Sheldon Adelson may have bet on mostly losing candidates, but that doesn’t mean he’s folding.
In an interview with The Wall Street Journal, the GOP mega-donor and gambling tycoon said that he expects to "double" his political spending in the future, despite most of his candidates losing.
"I happen to be in a unique business where winning and losing is the basis of the entire business," Adelson told the Journal. "There’s always a new hand coming up."
Referring to his past expenditures, he said: "I’ll spend that much and more. Let’s cut any ambiguity."
Adelson wouldn’t divulge his total giving, the Journal reported. But based on information from sources close to Adelson and GOP fundraisers, the Journal said that he spent more than $100 million in the recent election. (Sources recently told The Huffington Post that he spent close to $150 million.)

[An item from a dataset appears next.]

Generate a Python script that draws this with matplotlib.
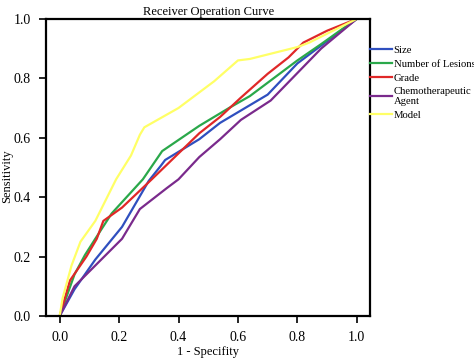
import matplotlib
matplotlib.use('Agg')
import matplotlib.pyplot as plt

plt.rcParams['font.family'] = 'Liberation Serif'

# curve points (1 - specificity, sensitivity)
size_x = [0, 0.05, 0.12, 0.21, 0.30, 0.34, 0.355, 0.47, 0.54, 0.70, 0.80, 0.88, 1.0]
size_y = [0, 0.09, 0.19, 0.30, 0.455, 0.505, 0.525, 0.595, 0.65, 0.745, 0.85, 0.91, 1.0]

lesions_x = [0, 0.05, 0.085, 0.12, 0.175, 0.28, 0.345, 0.47, 0.57, 0.64, 0.72, 0.80, 0.88, 0.95, 1.0]
lesions_y = [0, 0.14, 0.205, 0.26, 0.345, 0.46, 0.555, 0.64, 0.70, 0.74, 0.80, 0.86, 0.915, 0.965, 1.0]

grade_x = [0, 0.035, 0.09, 0.125, 0.147, 0.21, 0.31, 0.47, 0.54, 0.61, 0.70, 0.77, 0.82, 0.90, 1.0]
grade_y = [0, 0.12, 0.20, 0.26, 0.32, 0.365, 0.46, 0.615, 0.67, 0.735, 0.815, 0.87, 0.92, 0.96, 1.0]

chemo_x = [0, 0.05, 0.13, 0.21, 0.27, 0.36, 0.40, 0.47, 0.54, 0.61, 0.71, 0.88, 1.0]
chemo_y = [0, 0.10, 0.18, 0.26, 0.36, 0.43, 0.46, 0.535, 0.595, 0.66, 0.725, 0.90, 1.0]

model_x = [0, 0.01, 0.04, 0.07, 0.12, 0.14, 0.19, 0.24, 0.27, 0.285, 0.40, 0.52, 0.60, 0.64, 0.80, 0.84, 0.95, 1.0]
model_y = [0, 0.06, 0.17, 0.25, 0.32, 0.36, 0.46, 0.54, 0.61, 0.635, 0.70, 0.79, 0.86, 0.865, 0.905, 0.92, 0.975, 1.0]

fig = plt.figure(figsize=(4.74, 3.62), dpi=100)
ax = fig.add_axes([0.097, 0.127, 0.684, 0.821])

lw = 1.6
ax.plot(size_x, size_y, color='#2f4fbf', lw=lw, label='Size')
ax.plot(lesions_x, lesions_y, color='#2aa84a', lw=lw, label='Number of Lesions')
ax.plot(grade_x, grade_y, color='#e02828', lw=lw, label='Grade')
ax.plot(chemo_x, chemo_y, color='#7a2a8c', lw=lw, label='Chemotherapeutic\nAgent')
ax.plot(model_x, model_y, color='#ffff66', lw=lw, label='Model')

ax.set_xlim(-0.046, 1.045)
ax.set_ylim(0, 1.0)
ax.set_xticks([0, 0.2, 0.4, 0.6, 0.8, 1.0])
ax.set_yticks([0, 0.2, 0.4, 0.6, 0.8, 1.0])
ax.set_xticklabels(['0.0', '0.2', '0.4', '0.6', '0.8', '1.0'])
ax.set_yticklabels(['0.0', '0.2', '0.4', '0.6', '0.8', '1.0'])
ax.tick_params(direction='out', length=5, width=1.2, labelsize=10, pad=6)
for s in ax.spines.values():
    s.set_linewidth(1.6)

ax.set_title('Receiver Operation Curve', fontsize=9, pad=3)
ax.set_xlabel('1 - Specifity', fontsize=9)
ax.set_ylabel('Sensitivity', fontsize=9)
ax.xaxis.set_label_coords(0.5, -0.1)
ax.yaxis.set_label_coords(-0.1, 0.47)

ax.legend(loc='upper left', bbox_to_anchor=(1.0, 0.91), frameon=False,
          fontsize=7.7, handlelength=2.05, handletextpad=0.15, borderaxespad=0,
          labelspacing=0.4, borderpad=0)

fig.savefig('out.png', dpi=100)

While much of the public attention on Adelson has focused on his right-wing views on Israel, the Journal article highlighted another issue that drives the billionaire’s poltical giving: his antipathy toward unions.
The Journal reports:
What divides Mr. Adelson from the Democratic Party is his stand on unions, which have been unable to organize his workers. His flagship, the Venetian, is the only nonunion casino on the Las Vegas Strip.

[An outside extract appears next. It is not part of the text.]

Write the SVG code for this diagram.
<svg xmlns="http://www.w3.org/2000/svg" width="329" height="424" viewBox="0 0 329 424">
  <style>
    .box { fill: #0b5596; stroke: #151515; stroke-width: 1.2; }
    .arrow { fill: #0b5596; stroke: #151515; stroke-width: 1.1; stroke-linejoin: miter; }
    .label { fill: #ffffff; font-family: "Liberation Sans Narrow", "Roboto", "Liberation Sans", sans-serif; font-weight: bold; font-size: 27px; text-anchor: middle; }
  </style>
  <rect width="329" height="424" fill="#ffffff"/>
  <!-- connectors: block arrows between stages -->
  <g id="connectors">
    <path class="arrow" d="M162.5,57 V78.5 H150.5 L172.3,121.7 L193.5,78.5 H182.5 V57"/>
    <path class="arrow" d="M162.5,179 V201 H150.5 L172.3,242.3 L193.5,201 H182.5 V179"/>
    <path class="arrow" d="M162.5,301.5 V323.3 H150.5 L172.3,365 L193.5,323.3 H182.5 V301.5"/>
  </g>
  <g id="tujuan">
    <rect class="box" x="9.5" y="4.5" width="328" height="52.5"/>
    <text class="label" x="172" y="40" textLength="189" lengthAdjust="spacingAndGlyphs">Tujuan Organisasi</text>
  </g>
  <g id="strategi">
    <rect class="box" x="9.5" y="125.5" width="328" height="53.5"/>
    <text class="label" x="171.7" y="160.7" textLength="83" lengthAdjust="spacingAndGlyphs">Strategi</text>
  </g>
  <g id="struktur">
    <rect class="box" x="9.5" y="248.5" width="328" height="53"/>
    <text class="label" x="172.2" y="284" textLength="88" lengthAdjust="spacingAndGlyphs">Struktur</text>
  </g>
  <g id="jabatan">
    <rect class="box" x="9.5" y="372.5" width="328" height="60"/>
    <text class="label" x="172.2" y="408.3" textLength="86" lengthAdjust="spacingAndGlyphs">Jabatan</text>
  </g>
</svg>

Mr. Adelson said he was likely to continue funding state-by-state efforts to curtail organized labor’s power, in particular by trying to overturn their use of collective bargaining agreements. That was a feature of high-stakes political fights this year in states including Ohio and Wisconsin.
Interestingly (and as I noted at the time) Adelson conspicuously made no mention of unions in a pre-election op-ed in which he explained his rupture with the Democrats and argued that the party had betrayed the values of the Jewish community in which he grew up. (This was undoubtedly partly because his parents’ generation of Jews tended to be pro-union.)
Also in his Wall Street Journal interview, Adelson sounds some surprisingly liberal notes. Adelson has been very public in saying that he is a liberal on social issues such as abortion, and he also informs the Journal: "I’m in favor of a socialized-like health care," citing the system in Israel.